A partner of a partnership cannot transfer own interest to another person at will, as consents of all partners are required. Every time a new partner is included or excluded, entire firm is recast and reformed. Partners bear full and unlimited liability, and all have to share the consequences of an action by any partner. Partnership deeds however well executed, all duties, responsibilities, liabilities of partners cannot be fully described, and there are always some leftover contentious issues.
A partnership firm can launch a small or limited purpose partnership firm. Here the mother partnership firm as a single entity enters into an understanding with one or more persons called associates to carry out specific tasks. As soon as the specific task or time schedule is over, the relationship comes to an end. Birth and dissolution of such relationship is comparatively easy, because the mother firm usually takes on all the residual responsibilities.

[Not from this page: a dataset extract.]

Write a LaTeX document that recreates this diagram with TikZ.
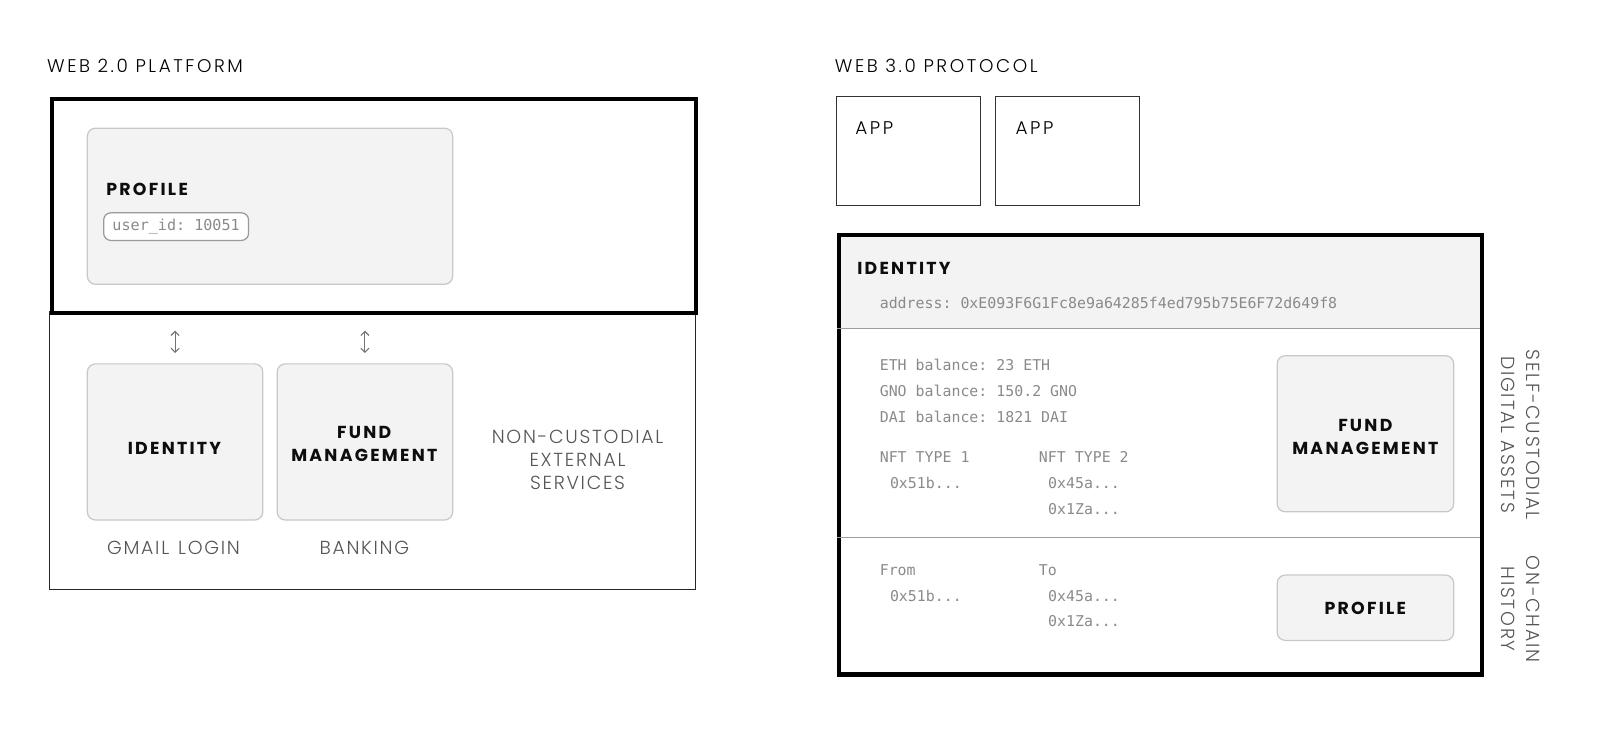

Partners always face the problem, how to share the responsibilities and liabilities. More often than not partners with monetary resource are interested in a safe income for their investment. Such persons do not wish to take on any other responsibilities. Often businesses are of very risky nature and people who join may wish to exactly know their involvement and limit their liabilities. A Joint stock company is an organization where such problems are not acute.
- JOINT STOCK COMPANY
For joint stock company, people with expertise, competence or resources invite select few (as a private limited setup) or any number of people (as a public limited setup) to invest by way of shares. A person who holds the largest number of shares technically runs the show. They may, however, allow an expert to run the business on their behalf. In joint stock company anyone who contributes for the firm gets compensated. The initiators through a share in the income, investors through an interest on the sum invested, and all others by way of salary or commission for the value of their labour, expertise, etc.